King of Rock and Roll (9/10) – Good energetic album opener, excellent guitar riffs with some superb vocal hooks. Though I don’t think that Elvis ever rocked this hard, this would be a fitting tribute to any King of Rock and Roll. The lyrics are pretty much the glorification of the rock star (playing off the individualistic side of Dio’s metal worship) and the subject definitely fits the music.
Sacred Heart (10/10) – Excellent Dio epic, tons of fantasy based symbolism at work here in the lyrics, but the overall message of it seems to be Ronnie’s constant philosophical message of “be an individual, and dare to dream”. A great effort on the part of Vivian also, 2 very exceptional guitar solos go to his credit in this gem.
Another Lie (8/10) – A lower tempo rocker that sounds like more of the Deep Purple/Rainbow influenced rock that we saw on the previous two albums. Lyrics are pretty much straight forward, and the song tends to drag a bit.
Rock and Roll Children (10/10) – Commercially this was one of Dio’s biggest hits and its music video was, in my opinion, the best that the band put out. The lyrics really hit home for me, being someone who has tried to make music on my terms with the same “conform or else” response from society. Great guitar on this one as well, the solo is a bit simplistic but it conveys a very powerful feeling of both sadness and rebellion.
Hungry for Heaven (8/10) – Catchy rock ballad that bears a strong resemblance to “Mystery” on the Last in Line album, consequently it gets a similar rating from me. The only thing that I would argue that would suggest this song is superior is the guitar solo, which is well done.
Like the Beat of a Heart (9/10) – Hard, mid-tempo rocker that is somewhat comparable to “Straight through the Heart”. Interesting use of the bass drum to literally sound like a heart beat. Not quite up to par with the song that it tends to sound like, but it gets the job done, particularly the vocals.

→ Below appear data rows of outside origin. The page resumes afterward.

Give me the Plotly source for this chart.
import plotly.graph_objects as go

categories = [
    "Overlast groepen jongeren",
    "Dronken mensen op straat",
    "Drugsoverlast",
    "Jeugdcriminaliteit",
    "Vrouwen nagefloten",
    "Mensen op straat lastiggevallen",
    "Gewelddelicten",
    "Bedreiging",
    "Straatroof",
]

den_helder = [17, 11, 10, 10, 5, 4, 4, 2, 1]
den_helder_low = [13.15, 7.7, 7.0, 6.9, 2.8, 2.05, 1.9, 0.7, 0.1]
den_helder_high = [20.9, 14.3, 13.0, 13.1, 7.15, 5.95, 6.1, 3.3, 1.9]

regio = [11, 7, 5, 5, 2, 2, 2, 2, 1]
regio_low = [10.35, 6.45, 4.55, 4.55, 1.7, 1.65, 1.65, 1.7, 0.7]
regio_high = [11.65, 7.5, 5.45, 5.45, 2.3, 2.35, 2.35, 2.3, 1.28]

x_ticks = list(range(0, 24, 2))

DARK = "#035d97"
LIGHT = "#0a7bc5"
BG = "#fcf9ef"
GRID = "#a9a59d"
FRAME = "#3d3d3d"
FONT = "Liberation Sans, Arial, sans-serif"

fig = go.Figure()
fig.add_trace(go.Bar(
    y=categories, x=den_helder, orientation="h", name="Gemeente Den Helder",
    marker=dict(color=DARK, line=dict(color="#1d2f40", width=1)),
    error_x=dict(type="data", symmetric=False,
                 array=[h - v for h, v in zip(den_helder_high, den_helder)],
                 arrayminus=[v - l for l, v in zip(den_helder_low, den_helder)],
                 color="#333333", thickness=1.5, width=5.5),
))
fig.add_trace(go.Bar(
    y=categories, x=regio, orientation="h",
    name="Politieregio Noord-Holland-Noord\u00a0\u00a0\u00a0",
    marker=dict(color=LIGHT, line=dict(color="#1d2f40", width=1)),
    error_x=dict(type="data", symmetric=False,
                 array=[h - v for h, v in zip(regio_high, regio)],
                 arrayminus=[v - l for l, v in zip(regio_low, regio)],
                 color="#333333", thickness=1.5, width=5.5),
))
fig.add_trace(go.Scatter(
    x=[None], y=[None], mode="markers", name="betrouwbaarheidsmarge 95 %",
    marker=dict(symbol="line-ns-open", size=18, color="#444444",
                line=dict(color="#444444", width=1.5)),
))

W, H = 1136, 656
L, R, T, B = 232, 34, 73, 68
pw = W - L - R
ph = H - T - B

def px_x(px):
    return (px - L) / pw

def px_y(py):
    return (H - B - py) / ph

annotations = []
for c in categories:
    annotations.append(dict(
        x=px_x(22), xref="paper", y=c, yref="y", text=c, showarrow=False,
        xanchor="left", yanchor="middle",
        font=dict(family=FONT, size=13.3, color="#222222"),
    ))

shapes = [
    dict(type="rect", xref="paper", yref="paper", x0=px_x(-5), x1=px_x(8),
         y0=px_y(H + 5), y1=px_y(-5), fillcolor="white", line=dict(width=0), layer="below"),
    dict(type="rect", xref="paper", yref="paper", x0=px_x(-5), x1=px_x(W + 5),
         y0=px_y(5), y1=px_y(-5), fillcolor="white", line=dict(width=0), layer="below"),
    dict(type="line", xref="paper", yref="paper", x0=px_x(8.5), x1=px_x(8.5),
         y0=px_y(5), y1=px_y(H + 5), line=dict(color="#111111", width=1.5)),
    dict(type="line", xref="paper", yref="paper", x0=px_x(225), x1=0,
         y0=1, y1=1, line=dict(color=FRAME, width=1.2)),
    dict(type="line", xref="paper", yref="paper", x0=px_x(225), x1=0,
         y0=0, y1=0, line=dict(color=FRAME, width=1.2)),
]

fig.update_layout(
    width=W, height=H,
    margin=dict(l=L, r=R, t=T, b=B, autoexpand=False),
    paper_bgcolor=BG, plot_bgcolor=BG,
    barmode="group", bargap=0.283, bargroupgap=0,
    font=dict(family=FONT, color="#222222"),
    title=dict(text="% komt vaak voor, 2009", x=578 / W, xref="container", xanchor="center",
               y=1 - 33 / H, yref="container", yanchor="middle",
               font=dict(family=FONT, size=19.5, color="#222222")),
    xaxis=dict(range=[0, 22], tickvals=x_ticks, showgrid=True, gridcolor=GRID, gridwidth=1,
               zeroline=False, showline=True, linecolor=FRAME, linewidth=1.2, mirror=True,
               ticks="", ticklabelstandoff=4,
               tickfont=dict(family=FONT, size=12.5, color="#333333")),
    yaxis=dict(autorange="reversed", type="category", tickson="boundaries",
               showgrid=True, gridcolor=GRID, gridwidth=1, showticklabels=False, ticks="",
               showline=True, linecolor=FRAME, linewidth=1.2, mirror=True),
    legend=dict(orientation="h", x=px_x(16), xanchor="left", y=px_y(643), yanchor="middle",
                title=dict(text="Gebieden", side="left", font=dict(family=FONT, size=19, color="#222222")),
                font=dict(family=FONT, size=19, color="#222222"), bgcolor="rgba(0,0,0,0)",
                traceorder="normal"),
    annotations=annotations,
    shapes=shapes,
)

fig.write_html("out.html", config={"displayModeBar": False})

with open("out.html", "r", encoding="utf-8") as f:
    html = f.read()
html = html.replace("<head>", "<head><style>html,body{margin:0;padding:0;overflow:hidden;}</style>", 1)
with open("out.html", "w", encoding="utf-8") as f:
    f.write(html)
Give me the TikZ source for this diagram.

Just Another Day – (10/10) – This is probably the most underrated song ever released by Dio, I don’t think it was ever played live and few ever mention it, but all I can say is wow. The guitar riffs are crazy, the lyrics are excellent, and their description of a person whom stubbornly refuses to think differently is quite telling of the way things often are in life. Five stars!
Fallen Angels (7/10) – Bah, this is clearly the weakest song on the album, musically this just doesn’t work for me. Sadly, there is a song on a classic Dio album that I will occasionally skip over. It’s not horrible, but despite its intriguing lyrics, it often bores me and strikes me as mediocre.
Shoot Shoot (9/10) – After a mild slip up, Dio recovers with a decent closer. Basically a song that sticks it to the man, daring the person with the power to do their worst, conformity isn’t an option. Good guitar work, good all around band effort, and an excellent vocal delivery.
In conclusion, this is the end of an era for Dio, and also the end of the stability that had magically been established for the first 3 years of this band. Unfortunately Vivian Campbell was a major self-doubter, and that is not the kind of musician to have tearing up the fret board for one of the greatest acts of the 80s. I recommend this album to Dio fans and Metal fans alike, it’s not quite as good as the previous 2, but it’s still excellent.